Sat 13 Nov 2010
Sharing a passion for something in life is a universal human experience. That connection with other people who enjoy the same interests is important; whether it’s cheering on your hometown sports team, forming a knitting circle or, in the case of the documentary “Jedi Junkies”, celebrating your love of the Star Wars universe.
In the film, director Mark Edlitz and his team compile a collection of testimonials from fans, collectors and those who worked on/in the films. It’s a bit like “Trekkies” but there is no central narrator or guide to link it all together.
We’re introduced to fan fiction filmmakers (one of whom built a life-size Millenium Falcon out of wood), watch clips from the popular “Chad Vadar” web series, shown massive collections of memorabilia and even get a look at the work of the New York Jedi – a group that teaches people how to use lightsabers and performs at a variety of conventions and functions. It’s all good fun, and for those who understand the films, the culture and/or have experience attending sci-fi conventions like Big Apple Con, or San Diego’s own Comic-Con, you know what to expect here.
While I can understand it would have been a problem financially, it would have been nice to get a more global perspective on things; actually visiting international conventions, or even leaving the East Coast for that matter. Also, the lack of a central narrative made me feel all of the relatively short 75 minute runtime.
Still, as someone who grew up on the original trilogy and a massive geek/nerd/dork myself, I very much enjoyed watching this doc. “Jedi Junkies” exhibits the love and respect people hold for Star Wars and should not be missed by any self-proclaiming fan, no matter how scruffy the nerfherder.
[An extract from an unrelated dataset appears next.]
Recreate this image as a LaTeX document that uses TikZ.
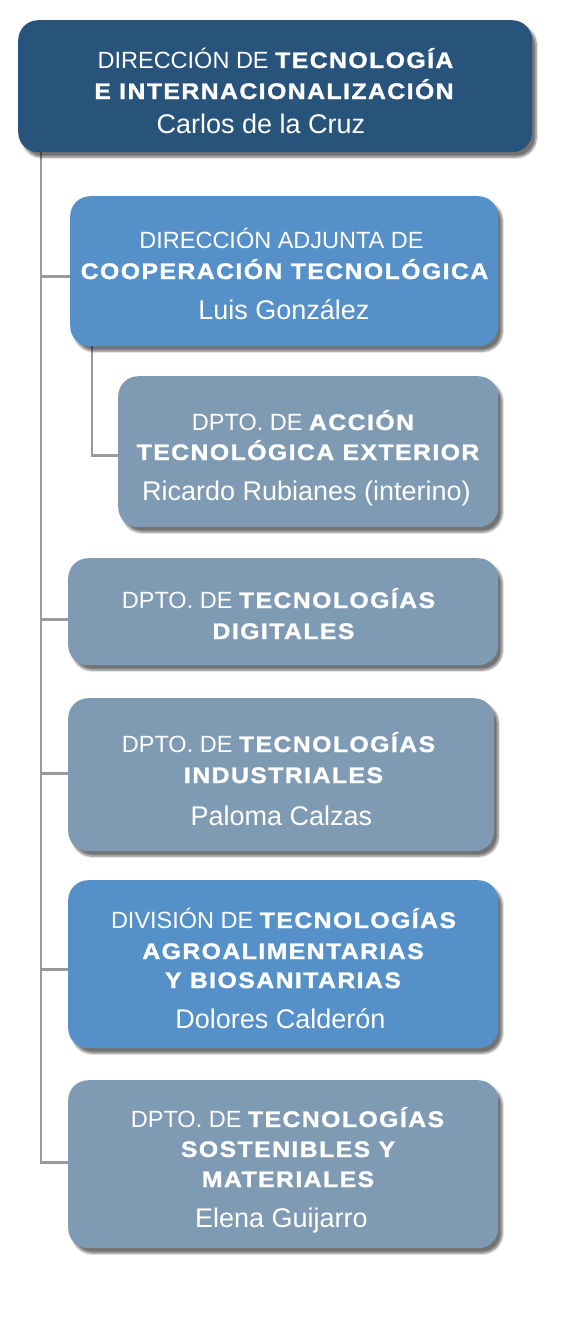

A 3.5 out of 5, this is clearly the work of people working with far more passion than dollars in order to make it happen but I commend them for encapsulating such a wide variety of ways that people express their admiration for everything that takes place in a galaxy, far, far away.
Sadly, there are no special features on the disc. While documentaries rarely lend themselves to such things, one way to make purchasing the DVD worthwhile for more than the hardcore fan would have been to include extra material that didn’t make the final cut, even if it was only additional footage chopped for pacing.
Whether you’re a casual or hardcore Star Wars fan, a Trekkie or a Trekker, or even someone not under the influence of a major sci-fi franchise, “Jedi Junkies” is an interesting study of the human condition. The lack of features make purchasing the DVD outright something I wouldn’t recommend but if the subject matter seems interesting, keep this on your rental radar.